Friedman v. Chesapeake and Ohio Railway Company

United States District Court, Southern District of New York

261 F. Supp. 728 (S.D.N.Y. 1966)

Facts

In Friedman v. Chesapeake and Ohio Railway Company, the plaintiffs, who were holders of convertible income bonds issued by the Baltimore and Ohio Railroad Company (BO), sought to recover principal and interest on the bonds, asserting a class action on behalf of all like bondholders. The bonds were set to mature in 2010, but the plaintiffs claimed a "merger in fact" between BO and Chesapeake and Ohio Railway Company (CO) had occurred, which they alleged triggered events of default under the indenture agreement, thereby accelerating the bonds' maturity. The plaintiffs contended that the payment of dividends by CO while BO failed to pay interest, among other actions, constituted such default events. The defendants argued that the plaintiffs lacked standing as they did not meet certain conditions precedent required by the indenture. The plaintiffs moved to strike this defense and amend their complaint, while BO cross-moved for summary judgment.
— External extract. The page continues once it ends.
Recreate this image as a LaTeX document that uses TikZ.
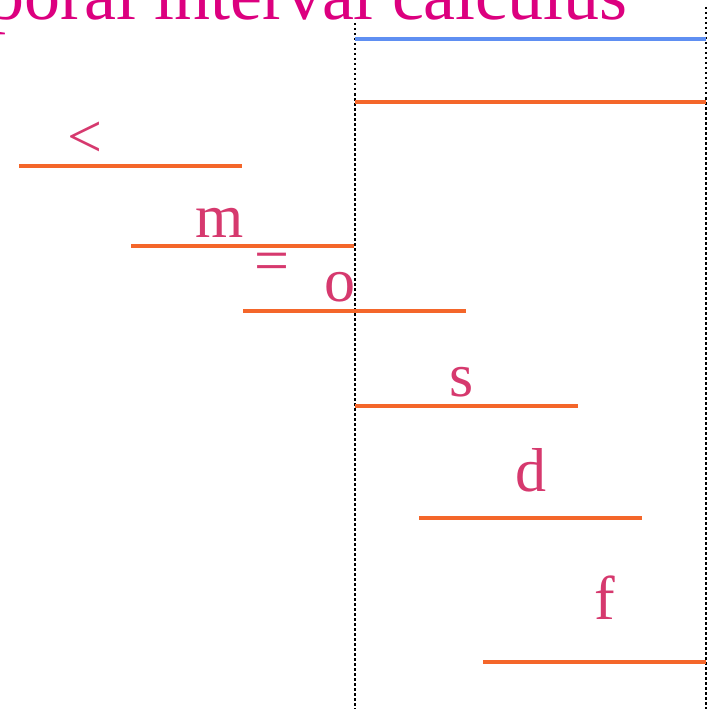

The procedural history includes the plaintiffs’ motion to strike a defense and for leave to amend the complaint, and BO's cross-motion for summary judgment.

Issue

The main issues were whether the plaintiffs had standing to sue without meeting conditions precedent specified in the bond indenture, and whether the alleged events of default had indeed occurred, thereby accelerating the bonds' maturity.

Holding

(

MacMahon, D.J.

)

The U.S. District Court for the Southern District of New York held that the plaintiffs lacked standing to sue because they failed to comply with the conditions precedent outlined in the trust indenture, and granted summary judgment in favor of the defendants.

Reasoning

The U.S. District Court for the Southern District of New York reasoned that the indenture agreement specified that bondholders could not sue unless certain conditions were met, including a request by 25% of the bondholders and adequate indemnity offered to the trustee. The court noted that the bonds were not due until 2010, and without a valid acceleration of maturity due to a proper event of default, the plaintiffs could not demand payment. The court found that the plaintiffs were aware of the indenture’s conditions and had failed to meet them. Additionally, the plaintiffs' argument that the Trust Indenture Act of 1939 allowed them to bypass these conditions was rejected because the bonds were exempt under the Interstate Commerce Act. The court also dismissed the plaintiffs' amendment request, as the proposed claims were based on a hypothetical merger that lacked legal standing without I.C.C. approval. The court emphasized that individual bondholders could not bypass the indenture requirements simply because they believed the trustee was unreasonable in its refusal to act, especially without the requisite bondholder support.